WRITTEN PROBLEM
Type out the data exactly as given. Skip any image.

DATA BLOCK
——————

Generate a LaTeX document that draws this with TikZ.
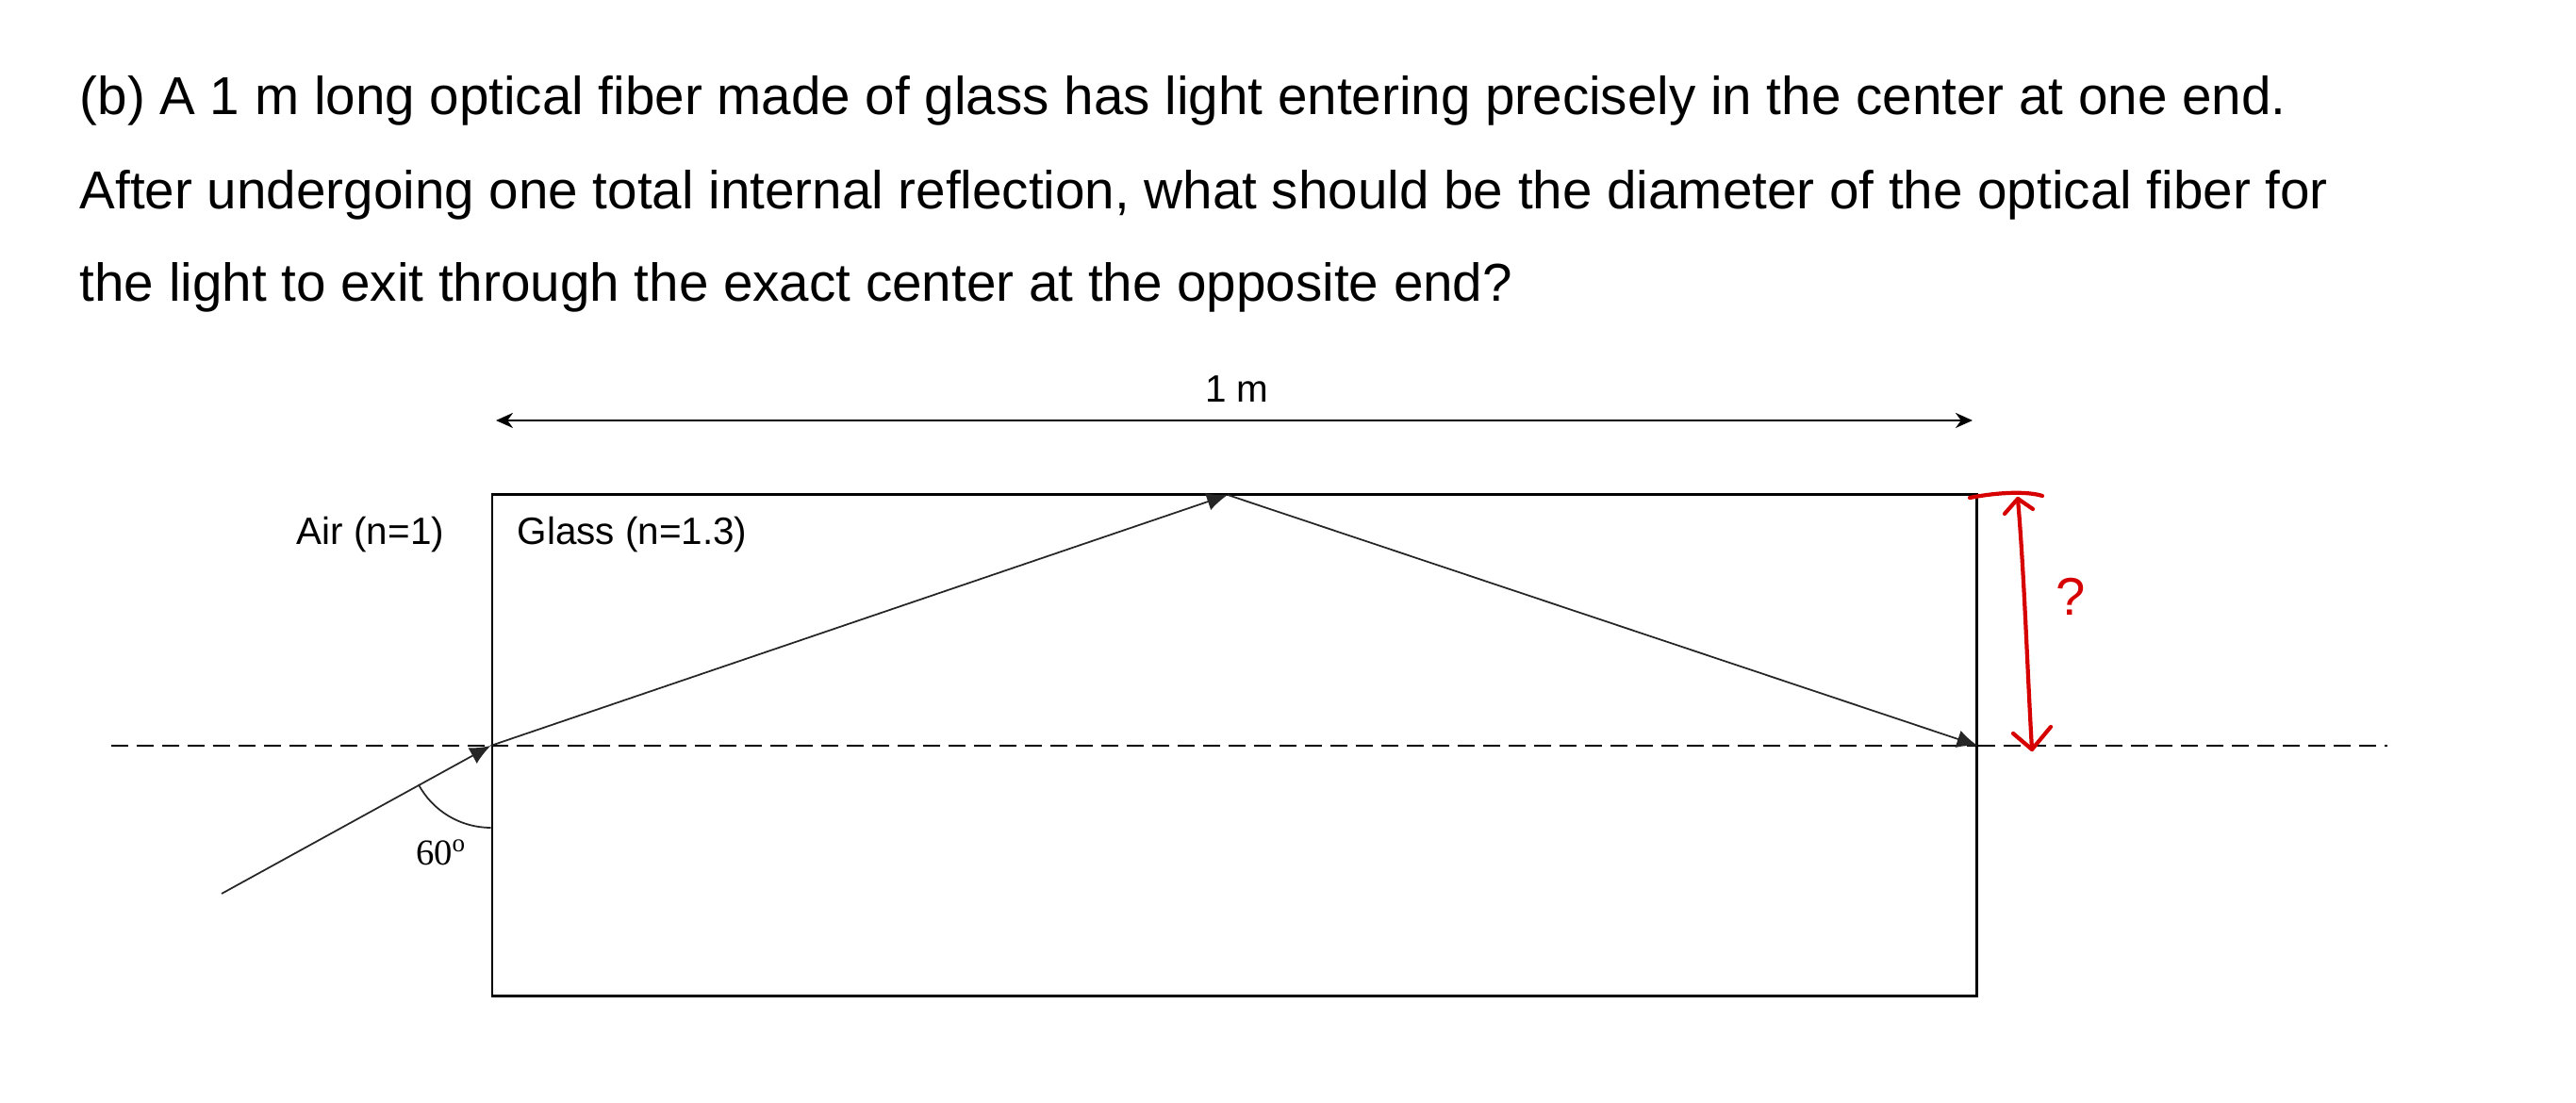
\documentclass[tikz,border=0pt]{standalone}
\usepackage{fontspec}
\setmainfont{Liberation Sans}
\newfontfamily\numfont{Liberation Serif}
\usepackage{tikz}
\usetikzlibrary{arrows.meta}
\definecolor{penred}{RGB}{214,0,0}
\tikzstyle{ray}=[draw=black!85,line width=0.5pt,
                 -{Latex[length=2.2mm,width=1.9mm]}]
\tikzstyle{axisline}=[draw=black,line width=0.6pt,
                      dash pattern=on 0.18cm off 0.09cm]
\tikzstyle{medium}=[font=\fontsize{11.5}{13}\selectfont,inner sep=0pt]
\tikzstyle{question}=[font=\fontsize{16.1}{19}\selectfont,
                      anchor=base west,inner sep=0pt]
\tikzstyle{pen}=[draw=penred,line width=1.2pt,line cap=round,line join=round]

\begin{document}
\begin{tikzpicture}
    \useasboundingbox (0,0) rectangle (27.32,11.70);
    % question text
    \node (q1) at (0.84,10.48) [question]
      {(b) A 1 m long optical fiber made of glass has light entering precisely in the center at one end.};
    \node (q2) at (0.84,9.48) [question]
      {After undergoing one total internal reflection, what should be the diameter of the optical fiber for};
    \node (q3) at (0.84,8.50) [question]
      {the light to exit through the exact center at the opposite end?};
    % fiber
    \node (fib) at (13.09,3.79) [draw,line width=0.85pt,minimum width=15.74cm,
                                 minimum height=5.32cm,inner sep=0pt]{};
    \draw[axisline] (1.18,3.79) -- (fib.west) (fib.east) -- (25.32,3.79);
    \draw[axisline] (fib.west) -- (fib.east);
    % length
    \coordinate (d1) at (5.26,7.24);
    \coordinate (d2) at (20.92,7.24);
    \draw[line width=0.7pt,{Stealth[length=1.8mm,width=1.6mm]}-{Stealth[length=1.8mm,width=1.6mm]}]
      (d1) -- (d2);
    \node (len) at (13.12,7.57) [medium]{1 m};
    \node (air) at (3.93,6.03) [medium]{Air (n=1)};
    \node (gls) at (5.48,6.03) [medium,anchor=west]{Glass (n=1.3)};
    % light path
    \coordinate (src) at (2.35,2.22);
    \coordinate (top) at (13.02,6.45);
    \draw[ray] (src) -- (fib.west);
    \draw[ray] (fib.west) -- (top);
    \draw[ray] (top) -- (fib.east);
    \draw[black!85,line width=0.5pt] (fib.west) ++(208.4:0.87) arc (208.4:270:0.87);
    \node (ang) at (4.68,2.66) [inner sep=0pt,font=\numfont\fontsize{11}{13}\selectfont]
      {60\textsuperscript{o}};
    % unknown half diameter
    \draw[pen] (20.89,6.42) .. controls (21.2,6.48) and (21.5,6.49) .. (21.66,6.44);
    \coordinate (h1) at (21.40,6.41);
    \coordinate (h2) at (21.55,3.75);
    \draw[pen] (h1) .. controls (21.47,5.6) and (21.5,4.6) .. (h2);
    \draw[pen] (21.26,6.25) -- (h1) -- (21.56,6.30);
    \draw[pen] (21.35,3.92) -- (h2) -- (21.75,3.99);
    \node (qm) at (21.96,5.37) [text=penred,inner sep=0pt,
                                font=\fontsize{16}{18}\selectfont]{?};
\end{tikzpicture}
\end{document}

——————

REPLY
Generate a LaTeX document that draws this with TikZ.
\documentclass[tikz,border=0pt]{standalone}
\usepackage{fontspec}
\setmainfont{Liberation Sans}
\newfontfamily\numfont{Liberation Serif}
\usepackage{tikz}
\usetikzlibrary{arrows.meta}
\definecolor{penred}{RGB}{214,0,0}
\tikzstyle{ray}=[draw=black!85,line width=0.5pt,
                 -{Latex[length=2.2mm,width=1.9mm]}]
\tikzstyle{axisline}=[draw=black,line width=0.6pt,
                      dash pattern=on 0.18cm off 0.09cm]
\tikzstyle{medium}=[font=\fontsize{11.5}{13}\selectfont,inner sep=0pt]
\tikzstyle{question}=[font=\fontsize{16.1}{19}\selectfont,
                      anchor=base west,inner sep=0pt]
\tikzstyle{pen}=[draw=penred,line width=1.2pt,line cap=round,line join=round]

\begin{document}
\begin{tikzpicture}
    \useasboundingbox (0,0) rectangle (27.32,11.70);
    % question text
    \node (q1) at (0.84,10.48) [question]
      {(b) A 1 m long optical fiber made of glass has light entering precisely in the center at one end.};
    \node (q2) at (0.84,9.48) [question]
      {After undergoing one total internal reflection, what should be the diameter of the optical fiber for};
    \node (q3) at (0.84,8.50) [question]
      {the light to exit through the exact center at the opposite end?};
    % fiber
    \node (fib) at (13.09,3.79) [draw,line width=0.85pt,minimum width=15.74cm,
                                 minimum height=5.32cm,inner sep=0pt]{};
    \draw[axisline] (1.18,3.79) -- (fib.west) (fib.east) -- (25.32,3.79);
    \draw[axisline] (fib.west) -- (fib.east);
    % length
    \coordinate (d1) at (5.26,7.24);
    \coordinate (d2) at (20.92,7.24);
    \draw[line width=0.7pt,{Stealth[length=1.8mm,width=1.6mm]}-{Stealth[length=1.8mm,width=1.6mm]}]
      (d1) -- (d2);
    \node (len) at (13.12,7.57) [medium]{1 m};
    \node (air) at (3.93,6.03) [medium]{Air (n=1)};
    \node (gls) at (5.48,6.03) [medium,anchor=west]{Glass (n=1.3)};
    % light path
    \coordinate (src) at (2.35,2.22);
    \coordinate (top) at (13.02,6.45);
    \draw[ray] (src) -- (fib.west);
    \draw[ray] (fib.west) -- (top);
    \draw[ray] (top) -- (fib.east);
    \draw[black!85,line width=0.5pt] (fib.west) ++(208.4:0.87) arc (208.4:270:0.87);
    \node (ang) at (4.68,2.66) [inner sep=0pt,font=\numfont\fontsize{11}{13}\selectfont]
      {60\textsuperscript{o}};
    % unknown half diameter
    \draw[pen] (20.89,6.42) .. controls (21.2,6.48) and (21.5,6.49) .. (21.66,6.44);
    \coordinate (h1) at (21.40,6.41);
    \coordinate (h2) at (21.55,3.75);
    \draw[pen] (h1) .. controls (21.47,5.6) and (21.5,4.6) .. (h2);
    \draw[pen] (21.26,6.25) -- (h1) -- (21.56,6.30);
    \draw[pen] (21.35,3.92) -- (h2) -- (21.75,3.99);
    \node (qm) at (21.96,5.37) [text=penred,inner sep=0pt,
                                font=\fontsize{16}{18}\selectfont]{?};
\end{tikzpicture}
\end{document}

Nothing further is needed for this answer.